I won’t tell you that the fiscal cliff deal passed by Congress yesterday was a good thing. I think going over the cliff would have been better for the country. The spending cuts in the sequestration were more meaningful, and the tax hikes were more broad.

I don’t think we’re going to see an appetite develop among Americans for real spending reform until a broader swath of the population begins feeling some of the pain from the rapid expansion of government we’ve seen over the last several decades.

That being said, Republicans have an opportunity here. For five years now President Obama has been harping on the idea that we must address the nation’s fiscal problems by raising taxes on the rich. “The rich must pay their fair share,” the President has repeated ad nauseum.

Ok, we’ve done it. Obama and Democrats had a showdown with Congressional Republicans, and they won. They can gloat.

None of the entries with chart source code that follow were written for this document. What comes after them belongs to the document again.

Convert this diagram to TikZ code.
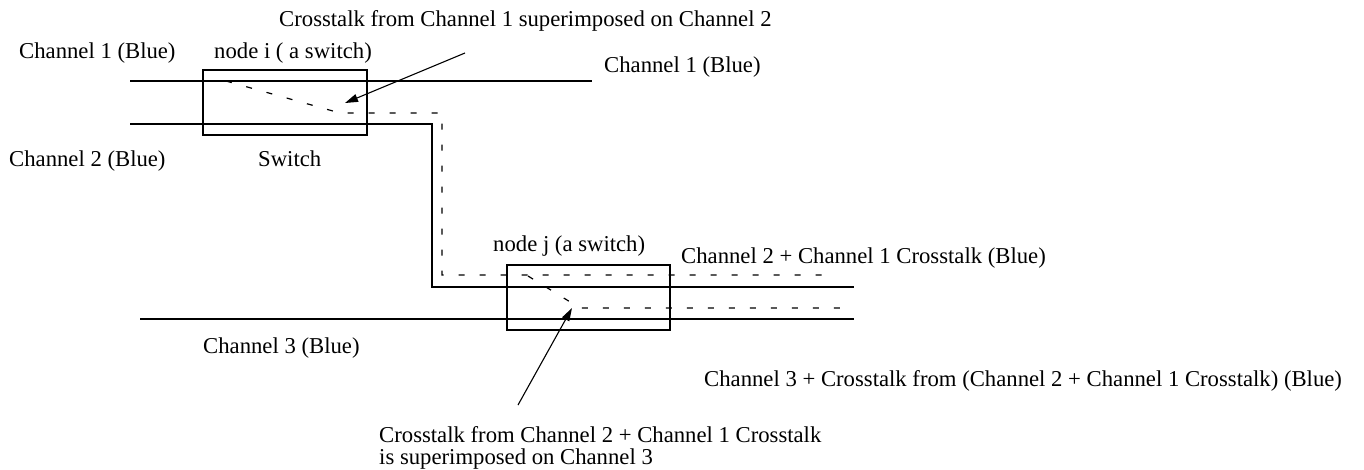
\documentclass[tikz,border=0pt]{standalone}
\usepackage{fontspec}
\setmainfont{Liberation Serif}
\usetikzlibrary{arrows.meta}
\begin{document}
\begin{tikzpicture}[x=1pt,y=-1pt,
  lbl/.style={anchor=base west,inner sep=0pt,font=\fontsize{22.7}{27}\selectfont},
  chan/.style={line width=1.2pt},
  boxx/.style={draw,line width=1.2pt},
  xtalk/.style={line width=1.2pt,dash pattern=on 6pt off 15pt},
  ptr/.style={line width=1.1pt,-{Triangle[length=13pt,width=8pt]}}]
\useasboundingbox (0,0) rectangle (1364,469);
% switch boxes
\draw[boxx] (203,70) rectangle (367,135);
\draw[boxx] (507,265) rectangle (670,330);
% channel lines
\coordinate (c1a) at (130,81);
\coordinate (c1b) at (592,81);
\draw[chan] (c1a) -- (c1b);
\coordinate (c2a) at (130,124);
\coordinate (c2b) at (432,124);
\coordinate (c2c) at (432,287);
\coordinate (c2d) at (854,287);
\draw[chan] (c2a) -- (c2b) -- (c2c) -- (c2d);
\coordinate (c3a) at (140,319);
\coordinate (c3b) at (854,319);
\draw[chan] (c3a) -- (c3b);
% crosstalk paths
\coordinate (x1a) at (226,81);
\coordinate (x1b) at (340,113);
\coordinate (x1c) at (442,113);
\coordinate (x1d) at (442,275);
\coordinate (x1e) at (828,275);
\draw[xtalk] (x1a) -- (x1b) -- (x1c) -- (x1d) -- (x1e);
\coordinate (x2a) at (528,276);
\coordinate (x2b) at (580,308);
\coordinate (x2c) at (840,308);
\draw[xtalk] (x2a) -- (x2b) -- (x2c);
% labels
\node[lbl] (t1) at (279,26) {Crosstalk from Channel 1 superimposed on Channel 2};
\node[lbl] (l1) at (19,58) {Channel 1 (Blue)};
\node[lbl] (ni) at (214,58) {node i ( a switch)};
\node[lbl] (r1) at (604,72) {Channel 1 (Blue)};
\node[lbl] (l2) at (9,166) {Channel 2 (Blue)};
\node[lbl] (sw) at (258,166) {Switch};
\node[lbl] (nj) at (493,251) {node j (a switch)};
\node[lbl] (r2) at (681,263) {Channel 2 + Channel 1 Crosstalk (Blue)};
\node[lbl] (l3) at (203,353) {Channel 3 (Blue)};
\node[lbl] (r3) at (704,386) {Channel 3 + Crosstalk from (Channel 2 + Channel 1 Crosstalk) (Blue)};
\node[lbl] (b1) at (379,442) {Crosstalk from Channel 2 + Channel 1 Crosstalk};
\node[lbl] (b2) at (379,464) {is superimposed on Channel 3};
% pointers
\coordinate (p1s) at (465,53);
\coordinate (p1e) at (345,103);
\draw[ptr] (p1s) -- (p1e);
\coordinate (p2s) at (518,405);
\coordinate (p2e) at (572,308);
\draw[ptr] (p2s) -- (p2e);
\end{tikzpicture}
\end{document}
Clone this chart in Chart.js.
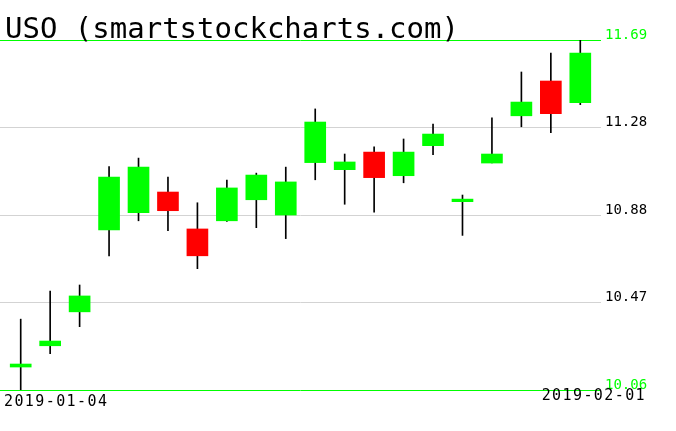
<!DOCTYPE html>
<html>
<head>
<meta charset="utf-8">
<script src="https://cdn.jsdelivr.net/npm/chart.js@4/dist/chart.umd.min.js"></script>
<style>
    html, body { margin: 0; padding: 0; background: #fff; }
</style>
</head>
<body>
<canvas id="graficaVelas" width="676" height="431"></canvas>
<script>
const titulo = 'USO (smartstockcharts.com)';

const fechas = ['2019-01-04', '2019-01-07', '2019-01-08', '2019-01-09', '2019-01-10',
    '2019-01-11', '2019-01-14', '2019-01-15', '2019-01-16', '2019-01-17',
    '2019-01-18', '2019-01-22', '2019-01-23', '2019-01-24', '2019-01-25',
    '2019-01-28', '2019-01-29', '2019-01-30', '2019-01-31', '2019-02-01'];

const aperturas = [10.167, 10.266, 10.424, 10.806, 10.886, 10.982, 10.810, 10.848, 10.946, 10.875,
    11.119, 11.086, 11.168, 11.058, 11.198, 10.937, 11.117, 11.337, 11.499, 11.398];
const maximos = [10.390, 10.521, 10.549, 11.100, 11.140, 11.052, 10.932, 11.038, 11.070, 11.098,
    11.369, 11.159, 11.192, 11.229, 11.299, 10.968, 11.327, 11.541, 11.629, 11.690];
const minimos = [10.060, 10.229, 10.355, 10.685, 10.848, 10.802, 10.625, 10.845, 10.816, 10.765,
    11.039, 10.925, 10.888, 11.025, 11.156, 10.780, 11.117, 11.286, 11.258, 11.389];
const cierres = [10.181, 10.288, 10.498, 11.052, 11.098, 10.895, 10.685, 11.001, 11.061, 11.029,
    11.308, 11.122, 11.049, 11.168, 11.252, 10.949, 11.159, 11.401, 11.347, 11.629];

// marcas del eje de precios (derecha)
const valoresEje = [10.06, 10.4675, 10.875, 11.2825, 11.69];
const etiquetasEje = ['10.06', '10.47', '10.88', '11.28', '11.69'];

const VERDE = '#00ff00';
const ROJO = '#ff0000';

function esExtremo(i) {
    return i === 0 || i === valoresEje.length - 1;
}

// titulo y las dos fechas de los extremos
const rotulos = {
    id: 'rotulos',
    afterDraw(chart) {
        const { ctx, chartArea } = chart;
        ctx.save();
        ctx.fillStyle = '#000';
        ctx.textBaseline = 'alphabetic';
        ctx.textAlign = 'left';
        ctx.font = '29px "DejaVu Sans Mono"';
        ctx.fillText(titulo, 5, chartArea.top - 2);

        ctx.font = '15px "DejaVu Sans Mono"';
        ctx.letterSpacing = '1.4px';
        ctx.fillText(fechas[0], 4, chartArea.bottom + 16);
        ctx.textAlign = 'right';
        ctx.fillText(fechas[fechas.length - 1], 646, chartArea.bottom + 10);
        ctx.restore();
    }
};

function inicializarGraficaVelas() {
    const ctx = document.getElementById('graficaVelas').getContext('2d');

    const cuerpos = fechas.map((f, i) => ({ x: i, y: [aperturas[i], cierres[i]] }));
    const mechas = fechas.map((f, i) => ({ x: i, y: [minimos[i], maximos[i]] }));
    const colores = fechas.map((f, i) => cierres[i] >= aperturas[i] ? VERDE : ROJO);

    new Chart(ctx, {
        type: 'bar',
        data: {
            datasets: [
                {
                    label: 'cuerpo',
                    data: cuerpos,
                    backgroundColor: colores,
                    borderWidth: 0,
                    barThickness: 21,
                    grouped: false
                },
                {
                    label: 'mecha',
                    data: mechas,
                    backgroundColor: '#000',
                    borderWidth: 0,
                    barThickness: 1,
                    grouped: false
                }
            ]
        },
        options: {
            responsive: false,
            animation: false,
            devicePixelRatio: 1,
            layout: {
                padding: { top: 40, bottom: 41, left: 0, right: 0 }
            },
            scales: {
                x: {
                    type: 'linear',
                    min: -0.703,
                    max: 19.703,
                    offset: false,
                    display: false
                },
                y: {
                    position: 'right',
                    min: 10.06,
                    max: 11.69,
                    afterBuildTicks: scale => {
                        scale.ticks = valoresEje.map(v => ({ value: v }));
                    },
                    afterFit: scale => {
                        scale.width = 75;
                    },
                    border: { display: false },
                    grid: {
                        drawTicks: false,
                        lineWidth: 1,
                        color: c => esExtremo(c.index) ? VERDE : '#d3d3d3'
                    },
                    ticks: {
                        padding: 4,
                        labelOffset: -5,
                        font: { family: 'DejaVu Sans Mono', size: 14 },
                        color: c => esExtremo(c.index) ? VERDE : '#000',
                        callback: (v, i) => etiquetasEje[i]
                    }
                }
            },
            plugins: {
                legend: { display: false },
                tooltip: { enabled: false }
            }
        },
        plugins: [rotulos]
    });
}

inicializarGraficaVelas();
</script>
</body>
</html>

Taxes have gone up, significantly, and especially on “the rich.” The CBO projects that this will add roughly $62 billion in new revenues to a budget that has run a deficit over $1 trillion for the last four years.

So now what? We’ve done the tax hikes. That’s over. Now another debt ceiling looms, technically the nation has already passed it, and Republicans will be in a position to call for big spending cuts while also pointing out that they’ve already gone along with Democrats and voted for tax increases.

I’m not at all convinced that Republicans will make good on the opportunity. I suspect they’ll find a way to squander it. But the window will be open.